Data block —
+--

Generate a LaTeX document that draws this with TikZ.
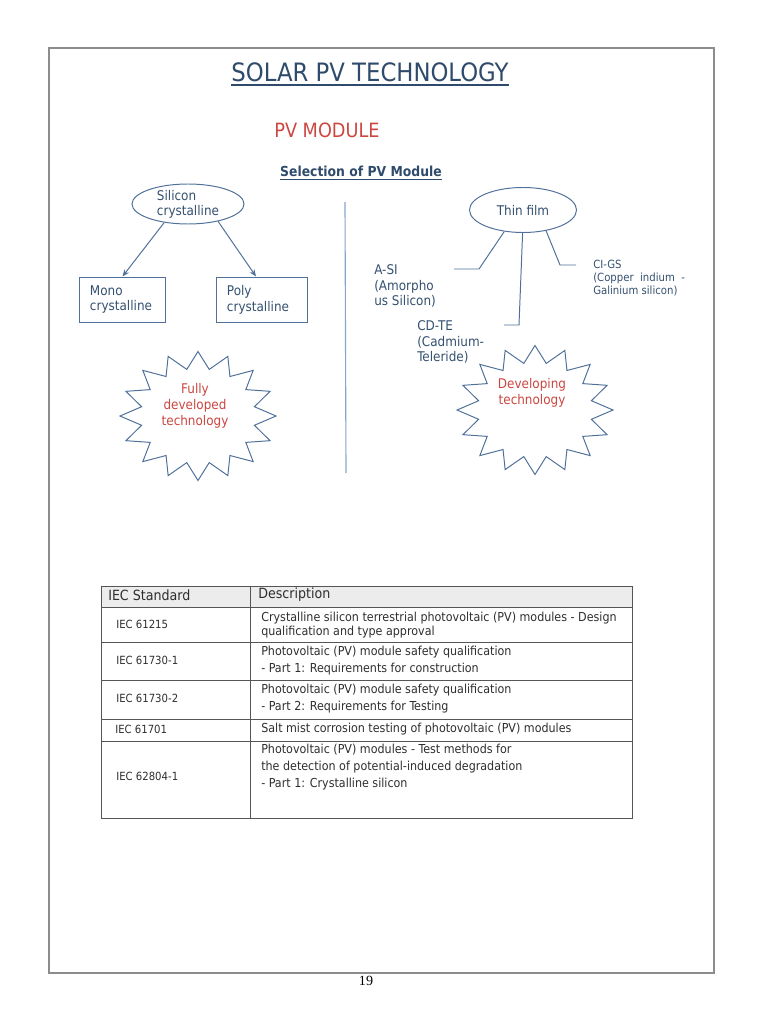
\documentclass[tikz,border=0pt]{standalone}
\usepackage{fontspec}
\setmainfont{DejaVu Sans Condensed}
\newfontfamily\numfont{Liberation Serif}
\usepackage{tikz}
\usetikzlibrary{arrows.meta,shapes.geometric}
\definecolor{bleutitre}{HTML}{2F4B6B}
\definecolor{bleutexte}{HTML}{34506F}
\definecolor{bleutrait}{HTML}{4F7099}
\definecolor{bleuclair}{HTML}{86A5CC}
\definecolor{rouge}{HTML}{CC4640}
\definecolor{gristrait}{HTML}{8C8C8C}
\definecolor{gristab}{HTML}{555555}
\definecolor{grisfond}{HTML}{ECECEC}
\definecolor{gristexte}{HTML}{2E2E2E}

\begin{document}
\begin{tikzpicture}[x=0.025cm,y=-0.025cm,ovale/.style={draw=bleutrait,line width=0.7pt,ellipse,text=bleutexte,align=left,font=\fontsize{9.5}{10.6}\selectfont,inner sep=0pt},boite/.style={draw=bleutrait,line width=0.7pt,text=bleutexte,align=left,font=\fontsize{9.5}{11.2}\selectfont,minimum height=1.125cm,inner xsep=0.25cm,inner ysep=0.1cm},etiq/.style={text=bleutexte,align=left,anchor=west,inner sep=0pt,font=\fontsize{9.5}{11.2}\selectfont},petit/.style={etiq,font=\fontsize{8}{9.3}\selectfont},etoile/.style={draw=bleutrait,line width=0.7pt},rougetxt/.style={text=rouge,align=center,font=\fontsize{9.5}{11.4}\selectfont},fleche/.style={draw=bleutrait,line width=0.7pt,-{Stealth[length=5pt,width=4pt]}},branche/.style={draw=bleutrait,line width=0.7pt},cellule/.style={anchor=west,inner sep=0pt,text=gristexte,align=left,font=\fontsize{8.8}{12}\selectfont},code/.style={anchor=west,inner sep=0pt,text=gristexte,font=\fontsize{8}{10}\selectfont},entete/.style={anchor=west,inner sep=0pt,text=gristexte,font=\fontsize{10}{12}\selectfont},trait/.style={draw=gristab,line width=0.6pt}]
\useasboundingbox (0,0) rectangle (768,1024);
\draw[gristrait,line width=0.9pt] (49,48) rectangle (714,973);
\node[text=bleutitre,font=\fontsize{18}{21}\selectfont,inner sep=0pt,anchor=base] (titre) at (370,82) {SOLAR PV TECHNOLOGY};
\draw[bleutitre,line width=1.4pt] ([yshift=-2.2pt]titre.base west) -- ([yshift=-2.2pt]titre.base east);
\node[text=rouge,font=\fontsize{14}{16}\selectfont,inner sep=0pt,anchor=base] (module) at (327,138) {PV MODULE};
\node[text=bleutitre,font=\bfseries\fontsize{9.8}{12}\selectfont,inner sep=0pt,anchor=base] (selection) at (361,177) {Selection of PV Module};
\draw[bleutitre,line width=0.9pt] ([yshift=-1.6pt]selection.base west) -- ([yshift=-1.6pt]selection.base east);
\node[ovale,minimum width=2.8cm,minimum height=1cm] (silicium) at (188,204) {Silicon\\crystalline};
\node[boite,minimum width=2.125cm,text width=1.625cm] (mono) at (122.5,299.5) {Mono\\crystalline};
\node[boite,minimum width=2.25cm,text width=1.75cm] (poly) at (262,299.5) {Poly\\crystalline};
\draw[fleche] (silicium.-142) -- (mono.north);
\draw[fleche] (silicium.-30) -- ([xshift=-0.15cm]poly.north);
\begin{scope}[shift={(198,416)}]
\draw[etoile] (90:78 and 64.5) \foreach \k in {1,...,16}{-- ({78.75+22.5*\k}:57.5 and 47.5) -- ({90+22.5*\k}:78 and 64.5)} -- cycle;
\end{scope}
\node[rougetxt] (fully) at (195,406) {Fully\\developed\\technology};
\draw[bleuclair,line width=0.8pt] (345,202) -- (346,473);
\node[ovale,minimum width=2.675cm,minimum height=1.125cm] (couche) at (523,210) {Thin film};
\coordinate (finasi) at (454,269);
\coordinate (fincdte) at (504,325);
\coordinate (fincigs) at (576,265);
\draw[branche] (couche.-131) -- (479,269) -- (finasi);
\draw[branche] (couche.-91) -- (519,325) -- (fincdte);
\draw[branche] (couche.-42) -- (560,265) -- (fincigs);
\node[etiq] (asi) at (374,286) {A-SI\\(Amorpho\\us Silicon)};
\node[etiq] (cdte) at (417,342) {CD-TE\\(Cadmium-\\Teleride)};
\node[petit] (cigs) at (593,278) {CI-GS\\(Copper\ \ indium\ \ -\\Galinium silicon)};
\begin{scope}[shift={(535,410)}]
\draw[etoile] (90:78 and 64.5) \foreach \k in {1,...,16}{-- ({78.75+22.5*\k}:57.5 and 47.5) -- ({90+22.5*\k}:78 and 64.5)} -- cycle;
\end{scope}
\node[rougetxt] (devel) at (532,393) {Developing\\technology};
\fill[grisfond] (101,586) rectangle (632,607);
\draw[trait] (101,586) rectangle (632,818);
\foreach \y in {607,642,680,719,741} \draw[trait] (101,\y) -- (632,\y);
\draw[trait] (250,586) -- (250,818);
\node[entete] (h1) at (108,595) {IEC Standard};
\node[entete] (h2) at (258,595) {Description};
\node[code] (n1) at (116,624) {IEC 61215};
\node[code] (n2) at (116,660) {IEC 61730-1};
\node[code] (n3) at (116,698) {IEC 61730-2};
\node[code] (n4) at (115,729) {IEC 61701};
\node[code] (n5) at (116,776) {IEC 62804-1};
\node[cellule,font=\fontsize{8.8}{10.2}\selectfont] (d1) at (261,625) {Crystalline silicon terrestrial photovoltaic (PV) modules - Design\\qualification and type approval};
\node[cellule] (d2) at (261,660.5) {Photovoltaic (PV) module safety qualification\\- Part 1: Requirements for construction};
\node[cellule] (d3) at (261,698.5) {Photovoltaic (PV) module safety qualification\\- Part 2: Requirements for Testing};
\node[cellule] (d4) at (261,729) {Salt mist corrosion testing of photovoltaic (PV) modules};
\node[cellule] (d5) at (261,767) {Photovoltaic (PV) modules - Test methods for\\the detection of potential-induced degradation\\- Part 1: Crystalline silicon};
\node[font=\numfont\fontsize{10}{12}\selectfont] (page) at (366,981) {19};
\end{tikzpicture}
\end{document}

+--

All of the data needs repeating exactly, but the pictures do not.

Exercise answer —
Generate a LaTeX document that draws this with TikZ.
\documentclass[tikz,border=0pt]{standalone}
\usepackage{fontspec}
\setmainfont{DejaVu Sans Condensed}
\newfontfamily\numfont{Liberation Serif}
\usepackage{tikz}
\usetikzlibrary{arrows.meta,shapes.geometric}
\definecolor{bleutitre}{HTML}{2F4B6B}
\definecolor{bleutexte}{HTML}{34506F}
\definecolor{bleutrait}{HTML}{4F7099}
\definecolor{bleuclair}{HTML}{86A5CC}
\definecolor{rouge}{HTML}{CC4640}
\definecolor{gristrait}{HTML}{8C8C8C}
\definecolor{gristab}{HTML}{555555}
\definecolor{grisfond}{HTML}{ECECEC}
\definecolor{gristexte}{HTML}{2E2E2E}

\begin{document}
\begin{tikzpicture}[x=0.025cm,y=-0.025cm,ovale/.style={draw=bleutrait,line width=0.7pt,ellipse,text=bleutexte,align=left,font=\fontsize{9.5}{10.6}\selectfont,inner sep=0pt},boite/.style={draw=bleutrait,line width=0.7pt,text=bleutexte,align=left,font=\fontsize{9.5}{11.2}\selectfont,minimum height=1.125cm,inner xsep=0.25cm,inner ysep=0.1cm},etiq/.style={text=bleutexte,align=left,anchor=west,inner sep=0pt,font=\fontsize{9.5}{11.2}\selectfont},petit/.style={etiq,font=\fontsize{8}{9.3}\selectfont},etoile/.style={draw=bleutrait,line width=0.7pt},rougetxt/.style={text=rouge,align=center,font=\fontsize{9.5}{11.4}\selectfont},fleche/.style={draw=bleutrait,line width=0.7pt,-{Stealth[length=5pt,width=4pt]}},branche/.style={draw=bleutrait,line width=0.7pt},cellule/.style={anchor=west,inner sep=0pt,text=gristexte,align=left,font=\fontsize{8.8}{12}\selectfont},code/.style={anchor=west,inner sep=0pt,text=gristexte,font=\fontsize{8}{10}\selectfont},entete/.style={anchor=west,inner sep=0pt,text=gristexte,font=\fontsize{10}{12}\selectfont},trait/.style={draw=gristab,line width=0.6pt}]
\useasboundingbox (0,0) rectangle (768,1024);
\draw[gristrait,line width=0.9pt] (49,48) rectangle (714,973);
\node[text=bleutitre,font=\fontsize{18}{21}\selectfont,inner sep=0pt,anchor=base] (titre) at (370,82) {SOLAR PV TECHNOLOGY};
\draw[bleutitre,line width=1.4pt] ([yshift=-2.2pt]titre.base west) -- ([yshift=-2.2pt]titre.base east);
\node[text=rouge,font=\fontsize{14}{16}\selectfont,inner sep=0pt,anchor=base] (module) at (327,138) {PV MODULE};
\node[text=bleutitre,font=\bfseries\fontsize{9.8}{12}\selectfont,inner sep=0pt,anchor=base] (selection) at (361,177) {Selection of PV Module};
\draw[bleutitre,line width=0.9pt] ([yshift=-1.6pt]selection.base west) -- ([yshift=-1.6pt]selection.base east);
\node[ovale,minimum width=2.8cm,minimum height=1cm] (silicium) at (188,204) {Silicon\\crystalline};
\node[boite,minimum width=2.125cm,text width=1.625cm] (mono) at (122.5,299.5) {Mono\\crystalline};
\node[boite,minimum width=2.25cm,text width=1.75cm] (poly) at (262,299.5) {Poly\\crystalline};
\draw[fleche] (silicium.-142) -- (mono.north);
\draw[fleche] (silicium.-30) -- ([xshift=-0.15cm]poly.north);
\begin{scope}[shift={(198,416)}]
\draw[etoile] (90:78 and 64.5) \foreach \k in {1,...,16}{-- ({78.75+22.5*\k}:57.5 and 47.5) -- ({90+22.5*\k}:78 and 64.5)} -- cycle;
\end{scope}
\node[rougetxt] (fully) at (195,406) {Fully\\developed\\technology};
\draw[bleuclair,line width=0.8pt] (345,202) -- (346,473);
\node[ovale,minimum width=2.675cm,minimum height=1.125cm] (couche) at (523,210) {Thin film};
\coordinate (finasi) at (454,269);
\coordinate (fincdte) at (504,325);
\coordinate (fincigs) at (576,265);
\draw[branche] (couche.-131) -- (479,269) -- (finasi);
\draw[branche] (couche.-91) -- (519,325) -- (fincdte);
\draw[branche] (couche.-42) -- (560,265) -- (fincigs);
\node[etiq] (asi) at (374,286) {A-SI\\(Amorpho\\us Silicon)};
\node[etiq] (cdte) at (417,342) {CD-TE\\(Cadmium-\\Teleride)};
\node[petit] (cigs) at (593,278) {CI-GS\\(Copper\ \ indium\ \ -\\Galinium silicon)};
\begin{scope}[shift={(535,410)}]
\draw[etoile] (90:78 and 64.5) \foreach \k in {1,...,16}{-- ({78.75+22.5*\k}:57.5 and 47.5) -- ({90+22.5*\k}:78 and 64.5)} -- cycle;
\end{scope}
\node[rougetxt] (devel) at (532,393) {Developing\\technology};
\fill[grisfond] (101,586) rectangle (632,607);
\draw[trait] (101,586) rectangle (632,818);
\foreach \y in {607,642,680,719,741} \draw[trait] (101,\y) -- (632,\y);
\draw[trait] (250,586) -- (250,818);
\node[entete] (h1) at (108,595) {IEC Standard};
\node[entete] (h2) at (258,595) {Description};
\node[code] (n1) at (116,624) {IEC 61215};
\node[code] (n2) at (116,660) {IEC 61730-1};
\node[code] (n3) at (116,698) {IEC 61730-2};
\node[code] (n4) at (115,729) {IEC 61701};
\node[code] (n5) at (116,776) {IEC 62804-1};
\node[cellule,font=\fontsize{8.8}{10.2}\selectfont] (d1) at (261,625) {Crystalline silicon terrestrial photovoltaic (PV) modules - Design\\qualification and type approval};
\node[cellule] (d2) at (261,660.5) {Photovoltaic (PV) module safety qualification\\- Part 1: Requirements for construction};
\node[cellule] (d3) at (261,698.5) {Photovoltaic (PV) module safety qualification\\- Part 2: Requirements for Testing};
\node[cellule] (d4) at (261,729) {Salt mist corrosion testing of photovoltaic (PV) modules};
\node[cellule] (d5) at (261,767) {Photovoltaic (PV) modules - Test methods for\\the detection of potential-induced degradation\\- Part 1: Crystalline silicon};
\node[font=\numfont\fontsize{10}{12}\selectfont] (page) at (366,981) {19};
\end{tikzpicture}
\end{document}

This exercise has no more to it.